DATA EXTRACT:
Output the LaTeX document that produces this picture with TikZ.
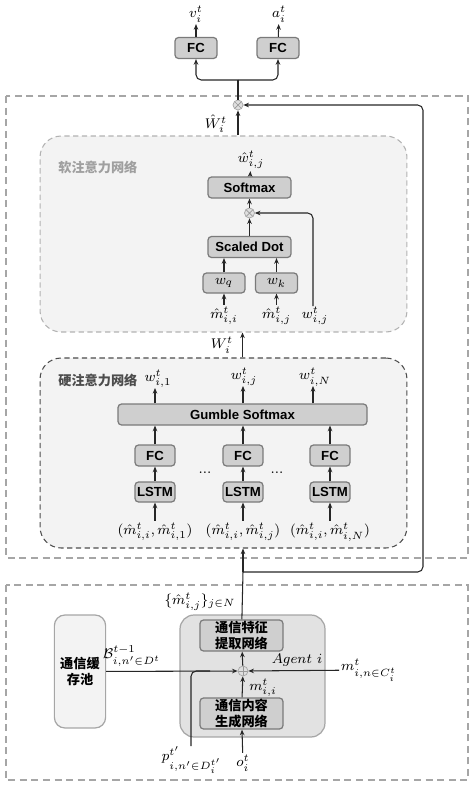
\documentclass[tikz,border=0pt]{standalone}
\usepackage{amsmath, bm}
\usepackage{fontspec}
\setsansfont{Liberation Sans}
\newfontfamily\cjk{Noto Sans CJK SC}
\usetikzlibrary{arrows.meta, positioning}

\definecolor{boxfill}{HTML}{CFCFCF}
\definecolor{boxline}{HTML}{7A7A7A}
\definecolor{areafill}{HTML}{F3F3F3}
\definecolor{agentfill}{HTML}{E2E2E2}

\tikzset{
    blk/.style={draw=boxline, fill=boxfill, rounded corners=2pt, line width=0.7pt,
        inner sep=0pt, minimum height=0.42cm,
        font=\sffamily\bfseries\fontsize{7.5}{8}\selectfont},
    cjkblk/.style={blk, align=center, font=\cjk\bfseries\fontsize{7.5}{9}\selectfont},
    lbl/.style={inner sep=1pt, font=\fontsize{8.5}{9}\selectfont},
    arr/.style={-{Stealth[length=3.2pt,width=2.6pt]}, line width=0.6pt, draw=black!85},
    line/.style={line width=0.6pt, draw=black!85},
    frame/.style={draw=gray!70, line width=1.1pt, dash pattern=on 4pt off 2.6pt},
    softarea/.style={draw=gray!60, fill=areafill, line width=0.6pt, dash pattern=on 3pt off 2pt,
        rounded corners=12pt, minimum width=7.34cm, minimum height=3.92cm},
    hardarea/.style={draw=black!70, fill=areafill, line width=0.6pt, dash pattern=on 3pt off 2pt,
        rounded corners=12pt, minimum width=7.34cm, minimum height=3.8cm},
    areaname/.style={anchor=west, inner sep=0pt, font=\cjk\bfseries\fontsize{7.5}{8}\selectfont},
    mult/.style={circle, draw=gray!70, fill=gray!25, minimum size=0.2cm, inner sep=0pt,
        path picture={\draw[gray!80, line width=0.4pt]
            (path picture bounding box.north west) -- (path picture bounding box.south east)
            (path picture bounding box.south west) -- (path picture bounding box.north east);}},
    add/.style={circle, draw=gray!70, fill=gray!25, minimum size=0.2cm, inner sep=0pt,
        path picture={\draw[gray!80, line width=0.4pt]
            (path picture bounding box.north) -- (path picture bounding box.south)
            (path picture bounding box.west) -- (path picture bounding box.east);}}
}

\begin{document}
\begin{tikzpicture}[x=0.02cm, y=-0.02cm]
    \useasboundingbox (0,0) rectangle (474,785);

    % dashed frames
    \draw[frame] (6,96) rectangle (468,558);
    \draw[frame] (6,585) rectangle (468,780);

    % output heads
    \node[blk, minimum width=0.84cm] (fcv) at (196,48) {FC};
    \node[blk, minimum width=0.84cm] (fca) at (278,48) {FC};
    \node[lbl] (v) at (196,14) {$v_i^t$};
    \node[lbl] (a) at (279,14) {$a_i^t$};
    \node[mult] (top) at (238,105) {};
    \coordinate (split) at (238,80);
    \draw[arr] (fcv) -- (v);
    \draw[arr] (fca) -- (a);
    \draw[line] (top) -- (split);
    \draw[arr, rounded corners=3pt] (split) -| (fcv);
    \draw[arr, rounded corners=3pt] (split) -| (fca);

    % soft attention
    \node[softarea] (soft) at (223.5,234) {};
    \node[areaname, text=gray!75] (softname) at (58,167) {软注意力网络};
    \node[lbl] (What) at (216,124) {$\hat{W}_i^t$};
    \draw[arr] (soft.north -| top) -- (top);

    \node[lbl] (what) at (251,160) {$\hat{w}_{i,j}^t$};
    \node[blk, minimum width=1.66cm] (smax) at (249.5,187.5) {Softmax};
    \node[mult] (dotx) at (249.5,213) {};
    \node[blk, minimum width=1.66cm] (sdot) at (249.5,247) {Scaled Dot};
    \node[blk, minimum width=0.84cm, minimum height=0.4cm, font=\fontsize{8.5}{9}\selectfont] (wq) at (224,283) {$w_q$};
    \node[blk, minimum width=0.84cm, minimum height=0.4cm, font=\fontsize{8.5}{9}\selectfont] (wk) at (276.5,283) {$w_k$};
    \node[lbl] (mii) at (224,316) {$\hat{m}_{i,i}^t$};
    \node[lbl] (mij) at (276.5,316) {$\hat{m}_{i,j}^t$};
    \node[lbl] (wij) at (315,316) {$w_{i,j}^t$};
    \draw[arr] (mii) -- (wq);
    \draw[arr] (mij) -- (wk);
    \draw[arr] (wq) -- (wq |- sdot.south);
    \draw[arr] (wk) -- (wk |- sdot.south);
    \draw[arr] (sdot) -- (dotx);
    \draw[arr] (dotx) -- (smax);
    \draw[arr] (smax) -- (what);
    \draw[arr, rounded corners=3pt] (313,306) |- (dotx);

    % hard attention
    \node[hardarea] (hard) at (223.5,453) {};
    \node[areaname, text=black!70] (hardname) at (58,380) {硬注意力网络};
    \node[lbl] (W) at (222,345) {$W_i^t$};
    \node[blk, minimum width=4.98cm] (gs) at (242.5,414.5) {Gumble Softmax};
    \draw[arr] (hard.north -| gs) -- (soft.south -| gs);

    \node[lbl] (w1) at (158,379) {$w_{i,1}^t$};
    \node[lbl] (wj) at (244,377) {$w_{i,j}^t$};
    \node[lbl] (wN) at (315,377) {$w_{i,N}^t$};
    \draw[arr] (gs.north -| 155,0) -- (155,388);
    \draw[arr] (gs.north -| 243,0) -- (243,386);
    \draw[arr] (gs.north -| 313,0) -- (313,386);

    \node[blk, minimum width=0.8cm] (fc1) at (155,455.5) {FC};
    \node[blk, minimum width=0.8cm] (fcj) at (243,455.5) {FC};
    \node[blk, minimum width=0.8cm] (fcN) at (330,455.5) {FC};
    \node[blk, minimum width=0.8cm, minimum height=0.4cm] (ls1) at (155,492) {LSTM};
    \node[blk, minimum width=0.8cm, minimum height=0.4cm] (lsj) at (243,492) {LSTM};
    \node[blk, minimum width=0.8cm, minimum height=0.4cm] (lsN) at (330,492) {LSTM};
    \node[lbl] (dots1) at (205,473) {...};
    \node[lbl] (dots2) at (277,473) {...};
    \node[lbl] (in1) at (155,532) {$(\hat{m}_{i,i}^t,\hat{m}_{i,1}^t)$};
    \node[lbl] (inj) at (243,532) {$(\hat{m}_{i,i}^t,\hat{m}_{i,j}^t)$};
    \node[lbl] (inN) at (330,532) {$(\hat{m}_{i,i}^t,\hat{m}_{i,N}^t)$};
    \foreach \k in {1,j,N}{
        \draw[arr] (in\k) -- (ls\k);
        \draw[arr] (ls\k) -- (fc\k);
        \draw[arr] (fc\k) -- (fc\k |- gs.south);
    }

    % agent
    \node[draw=gray!70, fill=areafill, rounded corners=6pt, line width=0.7pt,
        minimum width=0.92cm, minimum height=2.26cm, align=center,
        font=\cjk\bfseries\fontsize{7.5}{9}\selectfont] (cache) at (80,671.5) {通信缓\\存池};
    \node[draw=gray!70, fill=agentfill, rounded corners=8pt, line width=0.7pt,
        minimum width=2.9cm, minimum height=2.44cm] (agent) at (252.5,676) {};
    \node[cjkblk, minimum width=1.66cm, minimum height=0.62cm] (feat) at (241.5,635.5) {通信特征\\提取网络};
    \node[cjkblk, minimum width=1.66cm, minimum height=0.62cm] (gen) at (241.5,713.5) {通信内容\\生成网络};
    \node[add] (plus) at (243,671) {};
    \node[lbl] (agname) at (297,660) {$Agent\ i$};
    \node[lbl] (mi) at (263,688) {$m_{i,i}^t$};
    \node[lbl] (mset) at (200,602) {$\{\hat{m}_{i,j}^t\}_{j\in N}$};
    \node[lbl] (B) at (132,656) {$\mathcal{B}^{t-1}_{i,n'\in D^t}$};
    \node[lbl] (p) at (192,760) {$p^{t'}_{i,n'\in D_i^{t'}}$};
    \node[lbl] (o) at (243,763) {$o_i^t$};
    \node[lbl] (mC) at (369,670) {$m^t_{i,n\in C_i^t}$};
    \coordinate (pj) at (210,671);
    \coordinate (up) at (243,572);
    \coordinate (turn) at (423,105);

    \draw[arr] (cache) -- (plus);
    \draw[line, rounded corners=3pt] (191,746) |- (pj);
    \draw[arr] (mC) -- (plus);
    \draw[arr] (o) -- (gen);
    \draw[arr] (gen) -- (plus);
    \draw[arr] (plus) -- (feat);
    \draw[line] (feat) -- (up);
    \draw[arr] (up) -- (hard.south -| up);
    \draw[arr, rounded corners=3pt] (up) -| (turn) -- (top);
\end{tikzpicture}
\end{document}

WHAT TO WORK ON: Without any pictures, reproduce the lines from the first one in the material through the line that has "(0,0) rectangle (474,785);", exactly as they appear.

COMPLETE RESPONSE:
Output the LaTeX document that produces this picture with TikZ.
\documentclass[tikz,border=0pt]{standalone}
\usepackage{amsmath, bm}
\usepackage{fontspec}
\setsansfont{Liberation Sans}
\newfontfamily\cjk{Noto Sans CJK SC}
\usetikzlibrary{arrows.meta, positioning}

\definecolor{boxfill}{HTML}{CFCFCF}
\definecolor{boxline}{HTML}{7A7A7A}
\definecolor{areafill}{HTML}{F3F3F3}
\definecolor{agentfill}{HTML}{E2E2E2}

\tikzset{
    blk/.style={draw=boxline, fill=boxfill, rounded corners=2pt, line width=0.7pt,
        inner sep=0pt, minimum height=0.42cm,
        font=\sffamily\bfseries\fontsize{7.5}{8}\selectfont},
    cjkblk/.style={blk, align=center, font=\cjk\bfseries\fontsize{7.5}{9}\selectfont},
    lbl/.style={inner sep=1pt, font=\fontsize{8.5}{9}\selectfont},
    arr/.style={-{Stealth[length=3.2pt,width=2.6pt]}, line width=0.6pt, draw=black!85},
    line/.style={line width=0.6pt, draw=black!85},
    frame/.style={draw=gray!70, line width=1.1pt, dash pattern=on 4pt off 2.6pt},
    softarea/.style={draw=gray!60, fill=areafill, line width=0.6pt, dash pattern=on 3pt off 2pt,
        rounded corners=12pt, minimum width=7.34cm, minimum height=3.92cm},
    hardarea/.style={draw=black!70, fill=areafill, line width=0.6pt, dash pattern=on 3pt off 2pt,
        rounded corners=12pt, minimum width=7.34cm, minimum height=3.8cm},
    areaname/.style={anchor=west, inner sep=0pt, font=\cjk\bfseries\fontsize{7.5}{8}\selectfont},
    mult/.style={circle, draw=gray!70, fill=gray!25, minimum size=0.2cm, inner sep=0pt,
        path picture={\draw[gray!80, line width=0.4pt]
            (path picture bounding box.north west) -- (path picture bounding box.south east)
            (path picture bounding box.south west) -- (path picture bounding box.north east);}},
    add/.style={circle, draw=gray!70, fill=gray!25, minimum size=0.2cm, inner sep=0pt,
        path picture={\draw[gray!80, line width=0.4pt]
            (path picture bounding box.north) -- (path picture bounding box.south)
            (path picture bounding box.west) -- (path picture bounding box.east);}}
}

\begin{document}
\begin{tikzpicture}[x=0.02cm, y=-0.02cm]
    \useasboundingbox (0,0) rectangle (474,785);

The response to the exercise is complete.